Validity of Removal of the Managing Member

In terms of Jernigan's right to remove MM Storage Partners as the Managing Member of Storage Partners of KOP, the court noted that the LLC Agreement provided explicit grounds for such removal in the event of an Event of Default. After establishing that an Event of Default occurred due to the failure to remove the A&E lien, Jernigan properly exercised its rights under Section 7.10 of the LLC Agreement. The court emphasized that Jernigan’s written notice to MM Storage Partners regarding the Events of Default and the subsequent removal was valid and effective. The court affirmed that this action aligned with the contractual provisions outlined in the LLC Agreement, confirming Jernigan’s status as the new Managing Member.
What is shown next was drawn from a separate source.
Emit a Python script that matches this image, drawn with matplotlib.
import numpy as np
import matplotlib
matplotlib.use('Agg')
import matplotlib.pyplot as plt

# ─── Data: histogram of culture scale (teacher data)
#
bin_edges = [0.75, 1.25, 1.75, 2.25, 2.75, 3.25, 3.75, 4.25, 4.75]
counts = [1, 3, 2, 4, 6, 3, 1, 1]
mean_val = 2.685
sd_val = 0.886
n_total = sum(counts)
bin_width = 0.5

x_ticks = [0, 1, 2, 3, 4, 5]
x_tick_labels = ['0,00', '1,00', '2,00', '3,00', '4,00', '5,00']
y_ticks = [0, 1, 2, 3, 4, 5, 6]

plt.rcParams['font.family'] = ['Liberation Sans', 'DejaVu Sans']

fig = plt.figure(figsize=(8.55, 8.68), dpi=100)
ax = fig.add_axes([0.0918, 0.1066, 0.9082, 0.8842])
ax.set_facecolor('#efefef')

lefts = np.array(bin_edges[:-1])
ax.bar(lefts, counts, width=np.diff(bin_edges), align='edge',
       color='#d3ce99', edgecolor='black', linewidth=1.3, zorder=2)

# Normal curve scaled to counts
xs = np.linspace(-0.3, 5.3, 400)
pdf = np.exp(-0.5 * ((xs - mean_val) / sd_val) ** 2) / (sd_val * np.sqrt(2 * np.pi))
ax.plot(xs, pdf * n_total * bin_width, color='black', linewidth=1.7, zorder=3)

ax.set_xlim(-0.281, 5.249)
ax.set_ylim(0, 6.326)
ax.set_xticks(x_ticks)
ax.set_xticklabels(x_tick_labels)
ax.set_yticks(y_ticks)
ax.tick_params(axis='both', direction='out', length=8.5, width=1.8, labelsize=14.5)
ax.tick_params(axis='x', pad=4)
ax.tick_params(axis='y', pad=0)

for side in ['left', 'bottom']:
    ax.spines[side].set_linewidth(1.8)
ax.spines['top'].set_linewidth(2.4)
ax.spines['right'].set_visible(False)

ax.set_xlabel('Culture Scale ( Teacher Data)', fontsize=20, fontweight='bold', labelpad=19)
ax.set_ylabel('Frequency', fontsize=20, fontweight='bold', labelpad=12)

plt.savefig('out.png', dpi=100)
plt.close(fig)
Consequently, the court's ruling reinforced the principle that members of an LLC have the right to enforce the terms of their operating agreement when faced with defaults.
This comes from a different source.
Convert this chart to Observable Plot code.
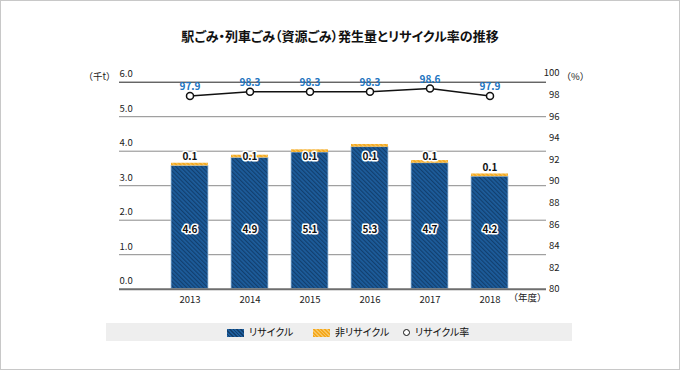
<!DOCTYPE html>
<html lang="ja">
<head>
<meta charset="utf-8">
<script src="https://cdn.jsdelivr.net/npm/d3@7"></script>
<script src="https://cdn.jsdelivr.net/npm/@observablehq/plot@0.6"></script>
<style>
  html, body { margin: 0; padding: 0; background: #fff; }
  body { font-family: "Noto Sans CJK JP", "Noto Sans", sans-serif; }
  #wrap { position: relative; width: 680px; height: 370px; overflow: hidden; }
  #wrap svg { position: absolute; left: 0; top: 0; }
  #frame { position: absolute; left: 0; top: 0; width: 680px; height: 370px; box-sizing: border-box; border: 1px solid #c8c8c8; pointer-events: none; }
  #title { position: absolute; left: 0; top: 26px; width: 680px; text-align: center; font-size: 13px; font-weight: bold; color: #111; font-feature-settings: "palt"; line-height: 20px; }
  #legend { position: absolute; left: 106px; top: 323px; width: 466px; height: 18px; background: #eeeeee; font-size: 10px; color: #111; font-feature-settings: "palt"; }
  .sw { position: absolute; top: 6px; width: 17px; height: 8px; }
  .lt { position: absolute; top: 0; line-height: 18px; white-space: nowrap; }
  .circ { position: absolute; top: 5.5px; width: 5px; height: 5px; border: 1.5px solid #111; border-radius: 50%; background: #fff; }
</style>
</head>
<body>
<div id="wrap">
  <div id="chart"></div>
  <div id="title"></div>
  <div id="legend"></div>
  <div id="frame"></div>
</div>
<script>
// ---- data ----
const title = "駅ごみ・列車ごみ（資源ごみ）発生量とリサイクル率の推移";
const years = ["2013", "2014", "2015", "2016", "2017", "2018"];
const recycle = [4.6, 4.9, 5.1, 5.3, 4.7, 4.2];      // 千t
const nonRecycle = [0.1, 0.1, 0.1, 0.1, 0.1, 0.1];   // 千t
const rate = [97.9, 98.3, 98.3, 98.3, 98.6, 97.9];   // %
const leftTickLabels = ["0.0", "1.0", "2.0", "3.0", "4.0", "5.0", "6.0"];
const rightTicks = [80, 82, 84, 86, 88, 90, 92, 94, 96, 98, 100];
const seriesNames = ["リサイクル", "非リサイクル", "リサイクル率"];
const unitLeft = "（千t）", unitRight = "（%）", unitX = "（年度）";

// ---- scale setup (reference draws bars at 26.8px/千t, grid every 34.5px) ----
const yTop = 7.724;                       // bar units at top grid line
const gridStep = yTop / 6;
const gridTicks = d3.range(7).map(i => i * gridStep);
const rateY = v => (v - 80) * 0.4026;     // right axis (%) -> bar units

const rows = years.map((y, i) => ({
  year: y, rec: recycle[i], non: nonRecycle[i], total: recycle[i] + nonRecycle[i], rate: rate[i]
}));

const fontSize = 9.5;
const chart = Plot.plot({
  width: 680,
  height: 370,
  marginLeft: 119,
  marginRight: 134,
  marginTop: 81.7,
  marginBottom: 81.3,
  style: { fontFamily: '"Noto Sans CJK JP", "Noto Sans", sans-serif', fontSize: fontSize + "px", color: "#222", background: "transparent" },
  x: { type: "band", domain: years, range: [158.6, 519.8], paddingInner: 0.38, paddingOuter: 0.19, label: null },
  y: { domain: [0, yTop], label: null },
  marks: [
    Plot.ruleY(gridTicks.slice(1, 6), { stroke: "#8a8a8a", strokeWidth: 1 }),
    Plot.barY(rows, { x: "year", y1: 0, y2: "rec", fill: "url(#hatchBlue)", stroke: "#a9c6e2", strokeWidth: 0.8 }),
    Plot.barY(rows, { x: "year", y1: "rec", y2: "total", fill: "url(#hatchOrange)" }),
    Plot.ruleY([gridTicks[6]], { stroke: "#222", strokeWidth: 1 }),
    Plot.ruleY([0], { stroke: "#6e6e6e", strokeWidth: 2 }),
    Plot.axisY({ ticks: gridTicks, tickFormat: d => leftTickLabels[Math.round(d / gridStep)], tickSize: 0, tickPadding: 0, textAnchor: "start", dy: -8, fontSize: fontSize, label: null }),
    Plot.axisX({ tickSize: 0, tickPadding: 7, fontSize: fontSize, label: null }),
    Plot.text(rightTicks, { y: d => rateY(d), text: d => String(d), frameAnchor: "right", textAnchor: "end", dx: 13, fontSize: fontSize, fill: "#222" }),
    Plot.text([unitLeft], { frameAnchor: "top-left", textAnchor: "end", dx: -4, dy: -9, fontSize: fontSize, fill: "#222" }),
    Plot.text([unitRight], { frameAnchor: "top-right", textAnchor: "start", dx: 15, dy: -9, fontSize: fontSize, fill: "#222" }),
    Plot.text([unitX], { frameAnchor: "bottom-right", textAnchor: "end", dx: 0, dy: 12, fontSize: fontSize, fill: "#222" }),
    // value labels
    Plot.text(rows, { x: "year", frameAnchor: "bottom", dy: -56, text: d => d.rec.toFixed(1), fill: "#111", stroke: "white", strokeWidth: 3, fontWeight: "bold", fontSize: 10 }),
    Plot.text(rows, { x: "year", y: d => Math.min(d.total + 0.24, 4.93), text: d => d.non.toFixed(1), fill: "#111", stroke: "white", strokeWidth: 3, fontWeight: "bold", fontSize: 10 }),
    // recycle rate line
    Plot.line(rows, { x: "year", y: d => rateY(d.rate), stroke: "#111", strokeWidth: 1.5 }),
    Plot.dot(rows, { x: "year", y: d => rateY(d.rate), r: 3.5, fill: "white", stroke: "#111", strokeWidth: 1.5 }),
    Plot.text(rows, { x: "year", y: d => rateY(d.rate), dy: -9, text: d => d.rate.toFixed(1), fill: "#2174c0", fontWeight: "bold", fontSize: 10 })
  ]
});

// hatch patterns
const defs = d3.select(chart).insert("defs", ":first-child");
const pb = defs.append("pattern").attr("id", "hatchBlue").attr("patternUnits", "userSpaceOnUse")
  .attr("width", 3).attr("height", 3).attr("patternTransform", "rotate(-45)");
pb.append("rect").attr("width", 3).attr("height", 3).attr("fill", "#1d5d9c");
pb.append("rect").attr("width", 1.2).attr("height", 3).attr("fill", "#123f6e");
const po = defs.append("pattern").attr("id", "hatchOrange").attr("patternUnits", "userSpaceOnUse")
  .attr("width", 3).attr("height", 3).attr("patternTransform", "rotate(-45)");
po.append("rect").attr("width", 3).attr("height", 3).attr("fill", "#f4a81d");
po.append("rect").attr("width", 1.2).attr("height", 3).attr("fill", "#f8c561");

document.getElementById("chart").appendChild(chart);
document.getElementById("title").textContent = title;

const legend = document.getElementById("legend");
legend.innerHTML = `
  <div class="sw" style="left:121px;background:repeating-linear-gradient(45deg,#1d5d9c 0 1.6px,#123f6e 1.6px 2.6px)"></div>
  <div class="lt" style="left:143px">${seriesNames[0]}</div>
  <div class="sw" style="left:207px;background:repeating-linear-gradient(45deg,#f4a81d 0 1.6px,#f8c561 1.6px 2.6px)"></div>
  <div class="lt" style="left:229px">${seriesNames[1]}</div>
  <div class="circ" style="left:297px"></div>
  <div class="lt" style="left:309px">${seriesNames[2]}</div>`;
</script>
</body>
</html>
Implications of Bad Faith Conduct

The court expressed significant concern regarding the Defendants' conduct throughout the litigation, characterizing it as bad faith. The Defendants failed to comply with court orders, including a motion to compel and did not appear for scheduled hearings, which contributed to unnecessary delays in the proceedings. This pattern of non-compliance prompted the court to impose sanctions against the Defendants, reflecting a broader concern for maintaining the integrity of the judicial process. The court determined that such dilatory tactics warranted an award of attorneys' fees to Jernigan, as the Defendants' actions forced Jernigan to initiate litigation to enforce its rights. The court's decision underscored the importance of good faith participation in legal proceedings and the potential consequences of failing to adhere to court directives.
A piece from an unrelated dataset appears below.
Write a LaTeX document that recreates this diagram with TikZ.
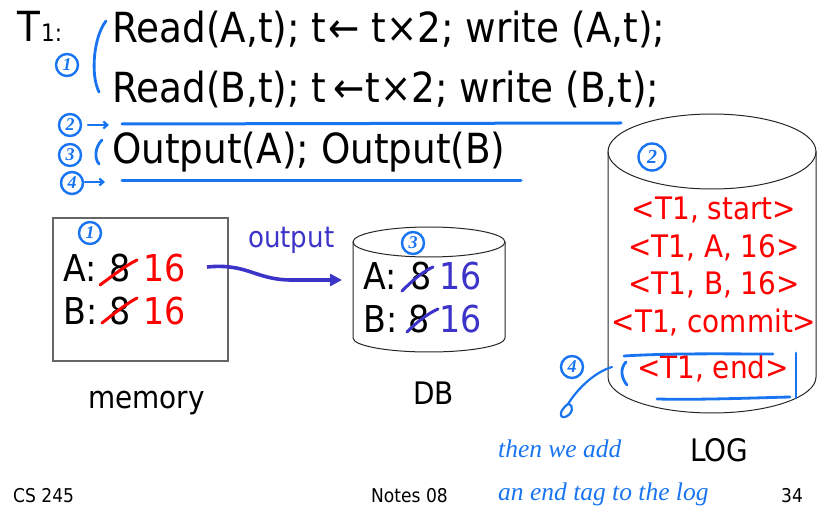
\documentclass[tikz,border=0pt]{standalone}
\usepackage{fontspec}
\setmainfont{DejaVu Sans}[FakeStretch=0.9]
\newfontfamily\handfont{Liberation Serif}
\usetikzlibrary{arrows.meta}
\definecolor{ink}{RGB}{24,116,240}
\definecolor{pen}{RGB}{60,52,200}
\definecolor{logred}{RGB}{255,0,0}
\begin{document}
\begin{tikzpicture}[x=1pt,y=-1pt,
  txt/.style={inner sep=0pt, anchor=base west},
  code/.style={txt, font=\fontsize{41.5}{41.5}\selectfont},
  cell/.style={txt, font=\fontsize{37}{37}\selectfont},
  caption/.style={txt, font=\fontsize{31}{31}\selectfont},
  logline/.style={inner sep=0pt, anchor=base, text=logred, font=\fontsize{31}{31}\selectfont},
  foot/.style={txt, font=\fontsize{19}{19}\selectfont},
  hand/.style={draw=ink, line width=2.8pt, line cap=round, line join=round},
  num/.style={circle, draw=ink, line width=2.4pt, text=ink, inner sep=0pt,
    minimum size=22pt, font=\handfont\itshape\bfseries\fontsize{18}{18}\selectfont},
  cyl/.style={draw=black!85, line width=1pt},
  strike/.style={line width=3pt, line cap=round},
  note/.style={txt, text=ink, font=\handfont\itshape\fontsize{25.5}{25.5}\selectfont},
]
\useasboundingbox (0,0) rectangle (817,529);

% ---- transaction T1 ----
\node[code] (tT) at (17,42) {T};
\node[txt, font=\fontsize{24}{24}\selectfont] (tone) at (41,42) {1:};
\node[code] (l1) at (112,43) {Read(A,t); t\kern2pt← t×2; write (A,t);};
\node[code] (l2) at (112,103) {Read(B,t); t\,←\kern1pt t×2; write (B,t);};
\node[code] (l3) at (112,164) {Output(A); Output(B)};

% steps marked by hand
\node[num] (s1) at (67,65) {1};
\node[num] (s2) at (70,125) {2};
\node[num] (s3) at (70,155) {3};
\node[num] (s4) at (72,183) {4};
\coordinate (b1t) at (106,21);
\coordinate (b1b) at (99,92);
\draw[hand] (b1t) .. controls (94,36) and (90,74) .. (b1b);
\coordinate (b3t) at (102,140);
\coordinate (b3b) at (99,164);
\draw[hand] (b3t) .. controls (95,147) and (94,158) .. (b3b);
\coordinate (a2s) at (88,125);
\coordinate (a2e) at (109,125);
\draw[hand, line width=2.2pt, -{Straight Barb[length=4pt,width=7pt]}] (a2s) -- (a2e);
\coordinate (a4s) at (85,182);
\coordinate (a4e) at (105,182);
\draw[hand, line width=2.2pt, -{Straight Barb[length=4pt,width=7pt]}] (a4s) -- (a4e);
\coordinate (u2s) at (122,124);
\coordinate (u2e) at (621,123);
\draw[hand, line width=3pt] (u2s) -- (u2e);
\coordinate (u4s) at (122,181);
\coordinate (u4e) at (521,181);
\draw[hand, line width=3pt] (u4s) -- (u4e);

% ---- memory ----
\node[draw=black!60, line width=1.3pt, minimum width=175pt, minimum height=143pt, inner sep=0pt]
  (mem) at (140.5,289.5) {};
\node[num] (m1) at (90,233) {1};
\node[cell] (mA) at (63,282) {A:};
\node[cell] (mA8) at (109,282) {8};
\node[cell, text=logred] (mA16) at (143,282) {16};
\node[cell] (mB) at (63,325) {B:};
\node[cell] (mB8) at (109,325) {8};
\node[cell, text=logred] (mB16) at (143,325) {16};
\draw[strike, logred] (100,285) .. controls (115,274) and (125,266) .. (137,260);
\draw[strike, logred] (102,323) .. controls (116,312) and (126,304) .. (137,298);
\node[caption] (memlbl) at (88,408) {memory};

% ---- output arrow ----
\node[txt, text=pen, font=\fontsize{29}{29}\selectfont] (outlbl) at (248,248) {output};
\coordinate (outA) at (207,267);
\coordinate (inDB) at (342,280);
\draw[pen, line width=3.6pt, -{Triangle[length=12pt,width=12pt]}]
  (outA) .. controls (248,263) and (255,280) .. (292,280) -- (inDB);

% ---- DB cylinder ----
\draw[cyl] (429,242) ellipse [x radius=76, y radius=15];
\draw[cyl] (353,242) -- (353,338) arc [start angle=180, end angle=0, x radius=76, y radius=14] -- (505,242);
\node[num] (d3) at (413,243) {3};
\node[cell] (dA) at (363,290) {A:};
\node[cell] (dA8) at (410,290) {8};
\node[cell, text=pen] (dA16) at (439,290) {16};
\node[cell] (dB) at (363,333) {B:};
\node[cell] (dB8) at (408,333) {8};
\node[cell, text=pen] (dB16) at (439,333) {16};
\draw[strike, pen] (402,291) .. controls (412,281) and (422,272) .. (433,267);
\draw[strike, pen] (407,332) .. controls (417,322) and (427,314) .. (438,309);
\node[caption] (dblbl) at (413,405) {DB};

% ---- LOG cylinder ----
\draw[cyl] (712,151.5) ellipse [x radius=104, y radius=37.5];
\draw[cyl] (608,151.5) -- (608,377) arc [start angle=180, end angle=0, x radius=104, y radius=36] -- (816,151.5);
\node[num, minimum size=27pt, font=\handfont\itshape\bfseries\fontsize{20}{20}\selectfont] (g2) at (652,157) {2};
\node[logline] (r1) at (714,220) {<T1, start>};
\node[logline] (r2) at (714,258) {<T1, A, 16>};
\node[logline] (r3) at (714,295) {<T1, B, 16>};
\node[logline] (r4) at (714,333) {<T1, commit>};
\node[logline] (r5) at (713,378) {<T1, end>};
\node[caption] (loglbl) at (690,461) {LOG};

% end record framed by hand
\draw[hand] (624,356) .. controls (670,353) and (730,354) .. (773,354);
\draw[hand] (796,353) -- (796,398);
\draw[hand] (657,399) .. controls (700,400) and (750,398) .. (790,397);
\draw[hand] (626,362) .. controls (620,368) and (621,378) .. (627,385);
\node[num] (g4) at (572,367) {4};
\coordinate (ptr) at (612,367);
\coordinate (tip) at (568,404);
\draw[hand, line width=2.2pt] (ptr) .. controls (595,372) and (578,388) .. (tip)
  .. controls (560,410) and (558,418) .. (565,417) .. controls (572,415) and (575,405) .. (tip);
\node[note] (note1) at (498,457) {then we add};
\node[note] (note2) at (498,500) {an end tag to the log};

% ---- footer ----
\node[foot] (f1) at (13,502) {CS 245};
\node[foot] (f2) at (371,502) {Notes 08};
\node[foot] (f3) at (781,502) {34};
\end{tikzpicture}
\end{document}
Conclusion of Summary Judgment

Ultimately, the court granted Jernigan's motion for summary judgment on all counts of its complaint, confirming that the undisputed evidence established the Defendants' liability. The court's findings linked the breaches of contract, fraudulent misrepresentations, and the valid removal of the Managing Member to the damages suffered by Jernigan. The court's conclusion reinforced that where contractual obligations are clearly defined, parties must adhere to them to avoid liability for breaches. The ruling provided clarity on the enforceability of contract provisions in LLC agreements and highlighted the serious repercussions of bad faith actions during litigation. Through its decision, the court affirmed Jernigan’s contractual rights and the accountability of the Defendants for their conduct.